■ Provided data
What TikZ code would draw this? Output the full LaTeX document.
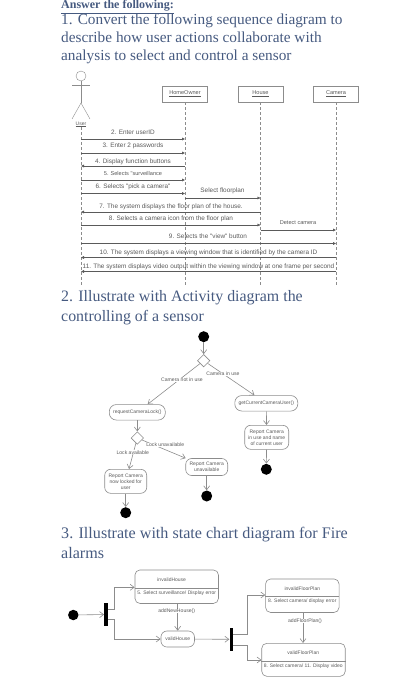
\documentclass[tikz,border=0pt]{standalone}
\usepackage{fontspec}
\setmainfont{Liberation Serif}
\newfontfamily\labelfont{Liberation Sans}
\usetikzlibrary{arrows.meta,shapes.geometric}
\definecolor{headblue}{HTML}{465A80}
\definecolor{linegray}{HTML}{8C8C8C}
\definecolor{textgray}{HTML}{5A5A5A}

\begin{document}
\begin{tikzpicture}[
        x=1pt, y=-1pt,
        head/.style={anchor=base west, inner sep=0pt, text=headblue, font=\fontsize{15.3}{18}\selectfont},
        headb/.style={head, font=\fontsize{15.9}{18}\selectfont},
        lifeobj/.style={draw=linegray, minimum width=45pt, minimum height=16pt, inner sep=0pt, text=textgray, font=\labelfont\fontsize{5.6}{6}\selectfont},
        lifeline/.style={densely dashed, draw=linegray, thin},
        msg/.style={draw=textgray, thin, -{Latex[length=3pt,width=3pt]}},
        msgtxt/.style={inner sep=0pt, text=textgray, font=\labelfont\fontsize{6.4}{7}\selectfont},
        action/.style={draw=linegray, line width=.6pt, rounded corners=6pt, align=center, inner sep=0pt, text=textgray, font=\labelfont\fontsize{5}{6}\selectfont},
        decide/.style={draw=linegray, line width=.6pt, fill=white, diamond, minimum size=12.5pt, inner sep=0pt},
        startdot/.style={circle, fill=black, minimum size=11pt, inner sep=0pt},
        flow/.style={draw=linegray, line width=.6pt, -{Straight Barb[length=4pt,width=6pt]}},
        flowtxt/.style={inner sep=0pt, text=textgray, font=\labelfont\fontsize{5.1}{6}\selectfont},
        statebox/.style={draw=linegray, line width=.6pt, rounded corners=5pt, inner sep=0pt},
        statetxt/.style={inner sep=0pt, text=textgray, font=\labelfont\fontsize{5}{6}\selectfont},
        forkbar/.style={fill=black, minimum width=3.5pt, minimum height=22.5pt, inner sep=0pt}
    ]
        \useasboundingbox (0,0) rectangle (411,700);

        % headings
        \node[anchor=base west, inner sep=0pt, text=headblue, font=\bfseries\fontsize{12}{15}\selectfont] (answer) at (61,9) {\underline{Answer the following:}};
        \node[head] (q1a) at (61,25) {1. Convert the following sequence diagram to};
        \node[head] (q1b) at (61,43) {describe how user actions collaborate with};
        \node[head] (q1c) at (61,61) {analysis to select and control a sensor};
        \node[headb] (q2a) at (61,301) {2. Illustrate with Activity diagram the};
        \node[headb] (q2b) at (61,321) {controlling of a sensor};
        \node[headb, font=\fontsize{16.1}{18}\selectfont] (q3a) at (61,538) {3. Illustrate with state chart diagram for Fire};
        \node[headb, font=\fontsize{16.1}{18}\selectfont] (q3b) at (61,558) {alarms};

        % sequence diagram
        \draw[linegray] (81,76) circle (5pt);
        \coordinate (neck) at (81,81);
        \coordinate (hip) at (81,103);
        \draw[linegray] (neck) -- (hip);
        \draw[linegray] (72,85) -- (90,85);
        \draw[linegray] (72,119) -- (hip) -- (90,119);
        \node[msgtxt, font=\labelfont\fontsize{5}{6}\selectfont] (user) at (81,124.5) {\underline{User}};
        \node[lifeobj] (owner) at (185,94) {\underline{HomeOwner}};
        \node[lifeobj] (house) at (260.5,94) {\underline{House}};
        \node[lifeobj] (camera) at (336,94) {\underline{Camera}};
        \coordinate (ownerend) at (185,285);
        \coordinate (houseend) at (260.5,285);
        \coordinate (cameraend) at (336,285);
        \coordinate (userend) at (81,285);
        \draw[lifeline] (user) -- (userend);
        \draw[lifeline] (owner) -- (ownerend);
        \draw[lifeline] (house) -- (houseend);
        \draw[lifeline] (camera) -- (cameraend);

        \node[msgtxt] (m2) at (133,132) {2. Enter userID};
        \node[msgtxt] (m3) at (133,145.5) {3. Enter 2 passwords};
        \node[msgtxt] (m4) at (133,162) {4. Display function buttons};
        \node[msgtxt, font=\labelfont\fontsize{5.6}{6}\selectfont] (m5) at (133,173) {5. Selects "surveillance};
        \node[msgtxt] (m6) at (133,186.5) {6. Selects "pick a camera"};
        \node[msgtxt] (mf) at (222.5,191) {Select floorplan};
        \node[msgtxt] (m7) at (171,207) {7. The system displays the floor plan of the house.};
        \node[msgtxt] (m8) at (171,219) {8. Selects a camera icon from the floor plan};
        \node[msgtxt, font=\labelfont\fontsize{5.6}{6}\selectfont] (md) at (298,223) {Detect camera};
        \node[msgtxt] (m9) at (208,236.5) {9. Selects the "view" button};
        \node[msgtxt] (m10) at (208.5,252.5) {10. The system displays a viewing window that is identified by the camera ID};
        \node[msgtxt] (m11) at (208.5,266.5) {11. The system displays video output within the viewing window at one frame per second};

        \draw[msg] (user |- 0,139) -- (owner |- 0,139);
        \draw[msg] (user |- 0,153) -- (owner |- 0,153);
        \draw[msg] (owner |- 0,166) -- (user |- 0,166);
        \draw[msg] (user |- 0,180) -- (owner |- 0,180);
        \draw[msg] (user |- 0,193.5) -- (owner |- 0,193.5);
        \draw[msg] (owner |- 0,198) -- (house |- 0,198);
        \draw[msg] (house |- 0,212) -- (user |- 0,212);
        \draw[msg] (user |- 0,225) -- (house |- 0,225);
        \draw[msg] (house |- 0,230) -- (camera |- 0,230);
        \draw[msg] (user |- 0,243.5) -- (camera |- 0,243.5);
        \draw[msg] (camera |- 0,257.5) -- (user |- 0,257.5);
        \draw[msg] (camera |- 0,271.5) -- (user |- 0,271.5);

        % activity diagram
        \node[startdot] (a0) at (203.7,336.7) {};
        \node[decide] (d1) at (203.7,360.7) {};
        \node[action, minimum width=56pt, minimum height=15.5pt, rounded corners=7pt] (lockreq) at (137.3,412.3) {requestCameraLock()};
        \node[action, minimum width=63pt, minimum height=15.5pt, rounded corners=7pt] (curuser) at (266.3,403.3) {getCurrentCameraUser()};
        \node[action, minimum width=44pt, minimum height=24pt] (inuse) at (266.7,437.3) {Report Camera\\in use and name\\of current user};
        \node[startdot] (e1) at (266.3,469.3) {};
        \node[decide] (d2) at (137.3,438) {};
        \node[action, minimum width=42pt, minimum height=17pt] (unavail) at (206.7,467) {Report Camera\\unavailable};
        \node[startdot] (e2) at (206.7,496) {};
        \node[action, minimum width=42pt, minimum height=24pt] (locked) at (125.7,481.3) {Report Camera\\now locked for\\user};
        \node[startdot] (e3) at (125.7,512.7) {};

        \draw[flow] (a0) -- (d1);
        \draw[flow] (d1) -- (lockreq);
        \draw[flow] (d1) -- (curuser);
        \draw[flow] (lockreq) -- (d2);
        \draw[flow] (curuser) -- (inuse);
        \draw[flow] (inuse) -- (e1);
        \draw[flow] (d2) -- (locked);
        \draw[flow] (d2) -- (unavail);
        \draw[flow] (locked) -- (e3);
        \draw[flow] (unavail) -- (e2);

        \node[flowtxt, fill=white] (l1) at (182,380) {Camera not in use};
        \node[flowtxt, fill=white] (l2) at (223,374) {Camera in use};
        \node[flowtxt, fill=white] (l3) at (132.7,452.3) {Lock available};
        \node[flowtxt, fill=white] (l4) at (165.3,444.7) {Lock unavailable};

        % state chart
        \node[startdot, minimum size=10.5pt] (s0) at (73.3,615) {};
        \node[forkbar] (bar1) at (106,614.5) {};
        \node[statebox, minimum width=83.5pt, minimum height=33.5pt] (invhouse) at (176.7,586.7) {};
        \node[statebox, minimum width=33.5pt, minimum height=16pt, rounded corners=6pt] (valhouse) at (177.7,639) {};
        \node[forkbar] (bar2) at (231.3,639.3) {};
        \node[statebox, minimum width=73.5pt, minimum height=33.5pt] (invplan) at (302.3,595.7) {};
        \node[statebox, minimum width=83.5pt, minimum height=33pt] (valplan) at (303.5,659.8) {};
        \draw[linegray] (invhouse.west |- 0,588) -- (invhouse.east |- 0,588);
        \draw[linegray] (invplan.west |- 0,595.7) -- (invplan.east |- 0,595.7);
        \draw[linegray] (valplan.west |- 0,660.7) -- (valplan.east |- 0,660.7);

        \node[statetxt] (t1) at (171.7,580) {invalidHouse};
        \node[statetxt] (t2) at (176.7,593) {5. Select surveillance/ Display error};
        \node[statetxt] (t3) at (177.7,639) {validHouse};
        \node[statetxt] (t4) at (302.3,589) {invalidFloorPlan};
        \node[statetxt] (t5) at (302.3,601.3) {8. Select camera/ display error};
        \node[statetxt] (t6) at (303.3,653) {validFloorPlan};
        \node[statetxt] (t7) at (303.3,665.7) {8. Select camera/ 11. Display video};

        \draw[flow] (s0) -- (bar1);
        \draw[flow] (bar1.east |- 0,609) -| (114,587.3) -- (invhouse.west |- 0,587.3);
        \draw[flow] (bar1.east |- 0,619.5) -| (114,639) -- (valhouse.west |- 0,639);
        \draw[flow] (invhouse.south -| valhouse) -- (valhouse);
        \draw[flow] (valhouse) -- (bar2);
        \draw[flow] (bar2.east |- 0,634) -| (247,595) -- (invplan.west |- 0,595);
        \draw[flow] (bar2.east |- 0,645) -| (247,660) -- (valplan.west |- 0,660);
        \draw[flow] (invplan.south -| 303,0) -- (valplan.north -| 303,0);

        \node[flowtxt, fill=white] (l5) at (176.7,611) {addNewHouse()};
        \node[flowtxt, fill=white] (l6) at (305,621) {addFloorPlan()};
    \end{tikzpicture}
\end{document}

■ Problem
Skip the pictures, please, and transcribe only the lines from the beginning of the material through the one that contains "(0,0) rectangle (411,700);".

■ Task output
What TikZ code would draw this? Output the full LaTeX document.
\documentclass[tikz,border=0pt]{standalone}
\usepackage{fontspec}
\setmainfont{Liberation Serif}
\newfontfamily\labelfont{Liberation Sans}
\usetikzlibrary{arrows.meta,shapes.geometric}
\definecolor{headblue}{HTML}{465A80}
\definecolor{linegray}{HTML}{8C8C8C}
\definecolor{textgray}{HTML}{5A5A5A}

\begin{document}
\begin{tikzpicture}[
        x=1pt, y=-1pt,
        head/.style={anchor=base west, inner sep=0pt, text=headblue, font=\fontsize{15.3}{18}\selectfont},
        headb/.style={head, font=\fontsize{15.9}{18}\selectfont},
        lifeobj/.style={draw=linegray, minimum width=45pt, minimum height=16pt, inner sep=0pt, text=textgray, font=\labelfont\fontsize{5.6}{6}\selectfont},
        lifeline/.style={densely dashed, draw=linegray, thin},
        msg/.style={draw=textgray, thin, -{Latex[length=3pt,width=3pt]}},
        msgtxt/.style={inner sep=0pt, text=textgray, font=\labelfont\fontsize{6.4}{7}\selectfont},
        action/.style={draw=linegray, line width=.6pt, rounded corners=6pt, align=center, inner sep=0pt, text=textgray, font=\labelfont\fontsize{5}{6}\selectfont},
        decide/.style={draw=linegray, line width=.6pt, fill=white, diamond, minimum size=12.5pt, inner sep=0pt},
        startdot/.style={circle, fill=black, minimum size=11pt, inner sep=0pt},
        flow/.style={draw=linegray, line width=.6pt, -{Straight Barb[length=4pt,width=6pt]}},
        flowtxt/.style={inner sep=0pt, text=textgray, font=\labelfont\fontsize{5.1}{6}\selectfont},
        statebox/.style={draw=linegray, line width=.6pt, rounded corners=5pt, inner sep=0pt},
        statetxt/.style={inner sep=0pt, text=textgray, font=\labelfont\fontsize{5}{6}\selectfont},
        forkbar/.style={fill=black, minimum width=3.5pt, minimum height=22.5pt, inner sep=0pt}
    ]
        \useasboundingbox (0,0) rectangle (411,700);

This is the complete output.